● **Raw data**:
** Start **

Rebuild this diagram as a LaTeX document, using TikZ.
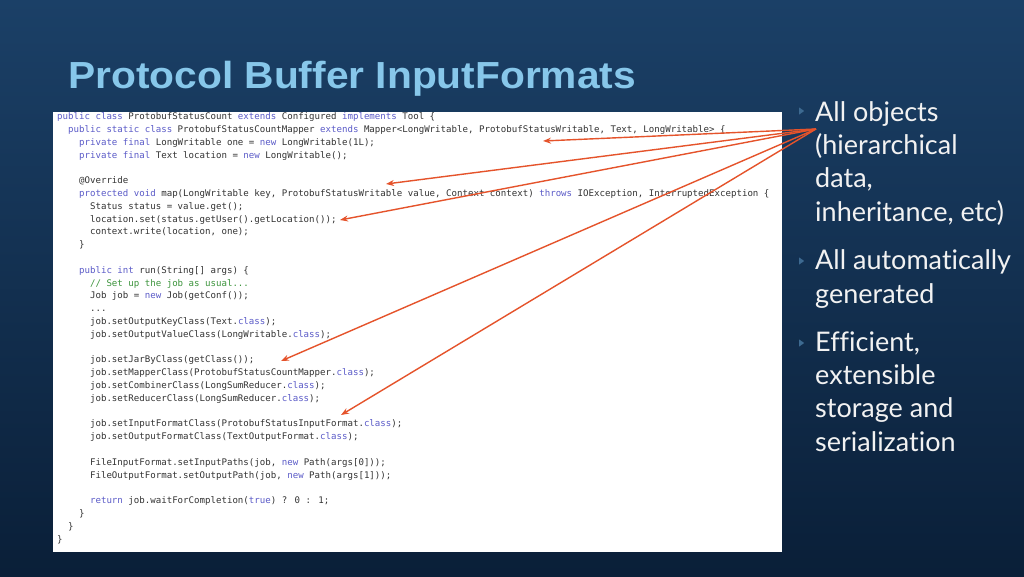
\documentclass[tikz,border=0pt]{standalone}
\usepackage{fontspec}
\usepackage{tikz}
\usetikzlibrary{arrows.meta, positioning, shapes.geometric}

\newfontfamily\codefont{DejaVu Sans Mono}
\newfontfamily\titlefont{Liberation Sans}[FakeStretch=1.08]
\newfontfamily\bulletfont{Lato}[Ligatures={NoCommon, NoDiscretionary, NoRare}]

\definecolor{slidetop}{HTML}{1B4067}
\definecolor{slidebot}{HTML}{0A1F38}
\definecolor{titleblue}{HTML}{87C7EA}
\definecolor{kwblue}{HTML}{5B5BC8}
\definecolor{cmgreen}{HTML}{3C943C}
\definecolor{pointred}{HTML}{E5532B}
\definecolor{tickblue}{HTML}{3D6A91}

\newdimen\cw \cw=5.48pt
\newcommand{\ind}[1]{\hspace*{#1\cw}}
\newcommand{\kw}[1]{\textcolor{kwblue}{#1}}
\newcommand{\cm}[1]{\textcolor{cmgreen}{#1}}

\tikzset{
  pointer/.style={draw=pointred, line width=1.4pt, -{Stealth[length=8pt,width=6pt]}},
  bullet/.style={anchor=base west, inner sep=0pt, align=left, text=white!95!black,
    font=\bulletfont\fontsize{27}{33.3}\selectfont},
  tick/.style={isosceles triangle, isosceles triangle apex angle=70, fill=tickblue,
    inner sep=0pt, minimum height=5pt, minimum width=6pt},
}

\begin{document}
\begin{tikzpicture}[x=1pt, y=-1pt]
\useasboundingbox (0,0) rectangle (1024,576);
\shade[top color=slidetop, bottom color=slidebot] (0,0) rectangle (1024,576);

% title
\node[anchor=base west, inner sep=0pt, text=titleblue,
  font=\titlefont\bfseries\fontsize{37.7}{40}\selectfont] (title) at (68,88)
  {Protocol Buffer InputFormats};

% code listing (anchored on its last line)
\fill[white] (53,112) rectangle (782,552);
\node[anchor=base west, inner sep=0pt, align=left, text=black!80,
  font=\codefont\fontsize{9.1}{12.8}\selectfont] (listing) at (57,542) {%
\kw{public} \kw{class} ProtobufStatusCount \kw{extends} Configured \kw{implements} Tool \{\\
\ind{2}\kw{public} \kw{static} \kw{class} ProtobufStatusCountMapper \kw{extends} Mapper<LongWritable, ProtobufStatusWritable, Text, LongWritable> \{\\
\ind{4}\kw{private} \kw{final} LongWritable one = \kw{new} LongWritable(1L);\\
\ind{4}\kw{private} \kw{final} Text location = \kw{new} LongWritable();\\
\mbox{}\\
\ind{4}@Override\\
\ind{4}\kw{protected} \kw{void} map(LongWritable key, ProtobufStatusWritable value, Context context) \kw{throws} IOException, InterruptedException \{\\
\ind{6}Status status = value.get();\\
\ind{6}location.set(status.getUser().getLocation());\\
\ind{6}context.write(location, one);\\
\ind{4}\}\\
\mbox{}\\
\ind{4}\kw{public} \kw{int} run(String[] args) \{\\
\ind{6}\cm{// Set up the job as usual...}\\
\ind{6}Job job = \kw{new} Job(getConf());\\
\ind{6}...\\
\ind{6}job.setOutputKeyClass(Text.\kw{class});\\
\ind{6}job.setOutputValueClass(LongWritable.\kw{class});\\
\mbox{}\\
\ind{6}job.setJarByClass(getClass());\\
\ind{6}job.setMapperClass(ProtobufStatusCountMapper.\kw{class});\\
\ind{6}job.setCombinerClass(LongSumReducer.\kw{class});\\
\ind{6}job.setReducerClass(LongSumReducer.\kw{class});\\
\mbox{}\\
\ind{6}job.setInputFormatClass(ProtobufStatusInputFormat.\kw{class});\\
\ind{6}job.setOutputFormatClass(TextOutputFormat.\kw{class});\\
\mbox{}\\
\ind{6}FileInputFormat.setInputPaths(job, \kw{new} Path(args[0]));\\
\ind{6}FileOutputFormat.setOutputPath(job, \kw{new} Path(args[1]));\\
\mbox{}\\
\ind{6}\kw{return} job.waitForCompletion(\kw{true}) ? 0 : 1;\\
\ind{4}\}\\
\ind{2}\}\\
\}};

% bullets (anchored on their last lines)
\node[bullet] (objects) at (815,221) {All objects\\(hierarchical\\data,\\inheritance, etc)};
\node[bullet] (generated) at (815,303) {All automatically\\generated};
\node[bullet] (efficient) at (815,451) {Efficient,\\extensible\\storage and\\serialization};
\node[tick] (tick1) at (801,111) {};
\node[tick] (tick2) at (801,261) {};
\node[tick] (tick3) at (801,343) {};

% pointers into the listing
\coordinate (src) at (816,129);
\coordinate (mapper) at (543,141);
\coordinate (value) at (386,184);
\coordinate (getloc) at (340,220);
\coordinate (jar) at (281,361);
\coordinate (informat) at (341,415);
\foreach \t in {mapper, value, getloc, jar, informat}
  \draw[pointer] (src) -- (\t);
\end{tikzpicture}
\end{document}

** End **

● **What you will do**:
Without the pictures, write out all of the material exactly.

● **Solved problem**:
Rebuild this diagram as a LaTeX document, using TikZ.
\documentclass[tikz,border=0pt]{standalone}
\usepackage{fontspec}
\usepackage{tikz}
\usetikzlibrary{arrows.meta, positioning, shapes.geometric}

\newfontfamily\codefont{DejaVu Sans Mono}
\newfontfamily\titlefont{Liberation Sans}[FakeStretch=1.08]
\newfontfamily\bulletfont{Lato}[Ligatures={NoCommon, NoDiscretionary, NoRare}]

\definecolor{slidetop}{HTML}{1B4067}
\definecolor{slidebot}{HTML}{0A1F38}
\definecolor{titleblue}{HTML}{87C7EA}
\definecolor{kwblue}{HTML}{5B5BC8}
\definecolor{cmgreen}{HTML}{3C943C}
\definecolor{pointred}{HTML}{E5532B}
\definecolor{tickblue}{HTML}{3D6A91}

\newdimen\cw \cw=5.48pt
\newcommand{\ind}[1]{\hspace*{#1\cw}}
\newcommand{\kw}[1]{\textcolor{kwblue}{#1}}
\newcommand{\cm}[1]{\textcolor{cmgreen}{#1}}

\tikzset{
  pointer/.style={draw=pointred, line width=1.4pt, -{Stealth[length=8pt,width=6pt]}},
  bullet/.style={anchor=base west, inner sep=0pt, align=left, text=white!95!black,
    font=\bulletfont\fontsize{27}{33.3}\selectfont},
  tick/.style={isosceles triangle, isosceles triangle apex angle=70, fill=tickblue,
    inner sep=0pt, minimum height=5pt, minimum width=6pt},
}

\begin{document}
\begin{tikzpicture}[x=1pt, y=-1pt]
\useasboundingbox (0,0) rectangle (1024,576);
\shade[top color=slidetop, bottom color=slidebot] (0,0) rectangle (1024,576);

% title
\node[anchor=base west, inner sep=0pt, text=titleblue,
  font=\titlefont\bfseries\fontsize{37.7}{40}\selectfont] (title) at (68,88)
  {Protocol Buffer InputFormats};

% code listing (anchored on its last line)
\fill[white] (53,112) rectangle (782,552);
\node[anchor=base west, inner sep=0pt, align=left, text=black!80,
  font=\codefont\fontsize{9.1}{12.8}\selectfont] (listing) at (57,542) {%
\kw{public} \kw{class} ProtobufStatusCount \kw{extends} Configured \kw{implements} Tool \{\\
\ind{2}\kw{public} \kw{static} \kw{class} ProtobufStatusCountMapper \kw{extends} Mapper<LongWritable, ProtobufStatusWritable, Text, LongWritable> \{\\
\ind{4}\kw{private} \kw{final} LongWritable one = \kw{new} LongWritable(1L);\\
\ind{4}\kw{private} \kw{final} Text location = \kw{new} LongWritable();\\
\mbox{}\\
\ind{4}@Override\\
\ind{4}\kw{protected} \kw{void} map(LongWritable key, ProtobufStatusWritable value, Context context) \kw{throws} IOException, InterruptedException \{\\
\ind{6}Status status = value.get();\\
\ind{6}location.set(status.getUser().getLocation());\\
\ind{6}context.write(location, one);\\
\ind{4}\}\\
\mbox{}\\
\ind{4}\kw{public} \kw{int} run(String[] args) \{\\
\ind{6}\cm{// Set up the job as usual...}\\
\ind{6}Job job = \kw{new} Job(getConf());\\
\ind{6}...\\
\ind{6}job.setOutputKeyClass(Text.\kw{class});\\
\ind{6}job.setOutputValueClass(LongWritable.\kw{class});\\
\mbox{}\\
\ind{6}job.setJarByClass(getClass());\\
\ind{6}job.setMapperClass(ProtobufStatusCountMapper.\kw{class});\\
\ind{6}job.setCombinerClass(LongSumReducer.\kw{class});\\
\ind{6}job.setReducerClass(LongSumReducer.\kw{class});\\
\mbox{}\\
\ind{6}job.setInputFormatClass(ProtobufStatusInputFormat.\kw{class});\\
\ind{6}job.setOutputFormatClass(TextOutputFormat.\kw{class});\\
\mbox{}\\
\ind{6}FileInputFormat.setInputPaths(job, \kw{new} Path(args[0]));\\
\ind{6}FileOutputFormat.setOutputPath(job, \kw{new} Path(args[1]));\\
\mbox{}\\
\ind{6}\kw{return} job.waitForCompletion(\kw{true}) ? 0 : 1;\\
\ind{4}\}\\
\ind{2}\}\\
\}};

% bullets (anchored on their last lines)
\node[bullet] (objects) at (815,221) {All objects\\(hierarchical\\data,\\inheritance, etc)};
\node[bullet] (generated) at (815,303) {All automatically\\generated};
\node[bullet] (efficient) at (815,451) {Efficient,\\extensible\\storage and\\serialization};
\node[tick] (tick1) at (801,111) {};
\node[tick] (tick2) at (801,261) {};
\node[tick] (tick3) at (801,343) {};

% pointers into the listing
\coordinate (src) at (816,129);
\coordinate (mapper) at (543,141);
\coordinate (value) at (386,184);
\coordinate (getloc) at (340,220);
\coordinate (jar) at (281,361);
\coordinate (informat) at (341,415);
\foreach \t in {mapper, value, getloc, jar, informat}
  \draw[pointer] (src) -- (\t);
\end{tikzpicture}
\end{document}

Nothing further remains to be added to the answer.